Every honey bee hive has a queen, and only bees can produce honey
bee queens. Queen production peaks in the spring when there are drone bees
available to mate with the queens. Timing is critical in queen rearing. I
assisted a group of Arkansas beekeepers who performed the steps required to
produce a number of queens. Strong and healthy honey bee colonies reproduce on
a colony-wide basis by swarming. Swarming is the culmination of a month-long
process in which the colony divides and half of the bees fly away to find a new
nest. One of the final steps in swarming involves the colony producing one or
more queen bees. This natural process of producing queens was replicated by G.
M. Doolittle more than one hundred years ago, and the Doolittle Method is used
today to produce queens world-wide. This method requires beekeepers to establish
a number of different hives for queen production with each hive set-up to
accommodate a different step in the queens’ development. Typically, beekeepers establish
queen-mother hives, queen-cell-starter hives, queen-cell-finisher hives, and
queen-mating-nucleus hives with bees of the appropriate age and necessary food.
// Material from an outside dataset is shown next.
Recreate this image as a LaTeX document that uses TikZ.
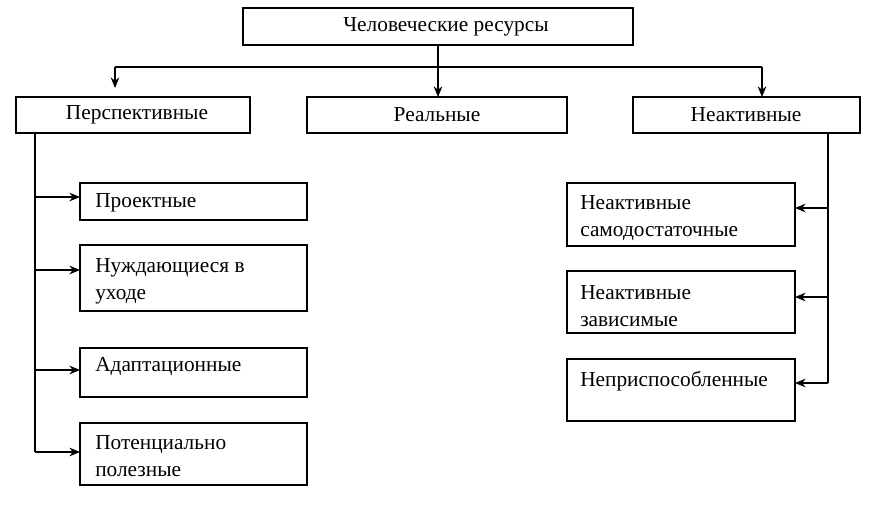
\documentclass[tikz,border=0pt]{standalone}
\usepackage{fontspec}
\setmainfont{Liberation Serif}
\usetikzlibrary{arrows.meta}
\begin{document}
\begin{tikzpicture}[x=0.75pt,y=-0.75pt,
  box/.style={draw,line width=0.8pt},
  lbl/.style={anchor=west,font=\fontsize{16}{20}\selectfont,align=left,inner sep=0},
  arr/.style={line width=0.8pt,-{Stealth[length=8pt,width=6.5pt]}},
  ln/.style={line width=0.8pt}]
\useasboundingbox (0,0) rectangle (891,506);
\draw[box] (243,8) rectangle (633,45);
\node[lbl,anchor=center] (top) at (446,27) {Человеческие ресурсы};
\draw[box] (16,97) rectangle (250,133);
\node[lbl,anchor=center] (p) at (137,115) {Перспективные};
\draw[box] (307,97) rectangle (567,133);
\node[lbl,anchor=center] (r) at (437,115) {Реальные};
\draw[box] (633,97) rectangle (860,133);
\node[lbl,anchor=center] (n) at (746,115) {Неактивные};
\coordinate (tb) at (438,45);
\coordinate (h) at (438,67);
\coordinate (hl) at (115,67);
\coordinate (hr) at (762,67);
\draw[ln] (hl) -- (hr);
\draw[ln] (tb) -- (h);
\draw[arr] (h) -- (438,97);
\draw[arr] (hl) -- (115,88);
\draw[arr] (hr) -- (762,97);
% left
\draw[ln] (35,133) -- (35,452);
\foreach \ya/\yb/\yc in {183/220/197,245/311/270,348/397/370,423/485/452}{
  \draw[box] (80,\ya) rectangle (307,\yb);
  \draw[arr] (35,\yc) -- (80,\yc);
}
\node[lbl] (l1) at (95,203) {Проектные};
\node[lbl] (l2) at (95,281) {Нуждающиеся в\\уходе};
\node[lbl] (l3) at (95,367) {Адаптационные};
\node[lbl] (l4) at (95,456) {Потенциально\\полезные};
% right
\draw[ln] (828,133) -- (828,383);
\foreach \ya/\yb/\yc in {183/246/208,271/333/297,359/421/383}{
  \draw[box] (567,\ya) rectangle (795,\yb);
  \draw[arr] (828,\yc) -- (795,\yc);
}
\node[lbl] (r1) at (580,218) {Неактивные\\самодостаточные};
\node[lbl] (r2) at (580,306) {Неактивные\\зависимые};
\node[lbl] (r3) at (580,381) {Неприспособленные};
\end{tikzpicture}
\end{document}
This hive preparation is often a shared endeavor among cooperating beekeepers. Our
early-April queen production effort involved six seasoned beekeepers.
On grafting day, we searched the queen-mother hives for
one-day-old larvae to graft into queen cell cups. Worker bees tend to these
young larvae and convert them into queen bees. We found that our first queen-mother
hive had progressed in its natural manner toward swarming. The queen had stopped
laying eggs, and day-old larvae were not available. We found four queen cells
produced for swarming, like the one in today’s photo by Desmond Simmons. One queen
was actually in the process of emerging as an adult. We used these queen cells
to produce four additional colonies. Grafting continued successfully with
larvae taken from other hives. At the end of the day we started the development
of queens for two hundred new hives.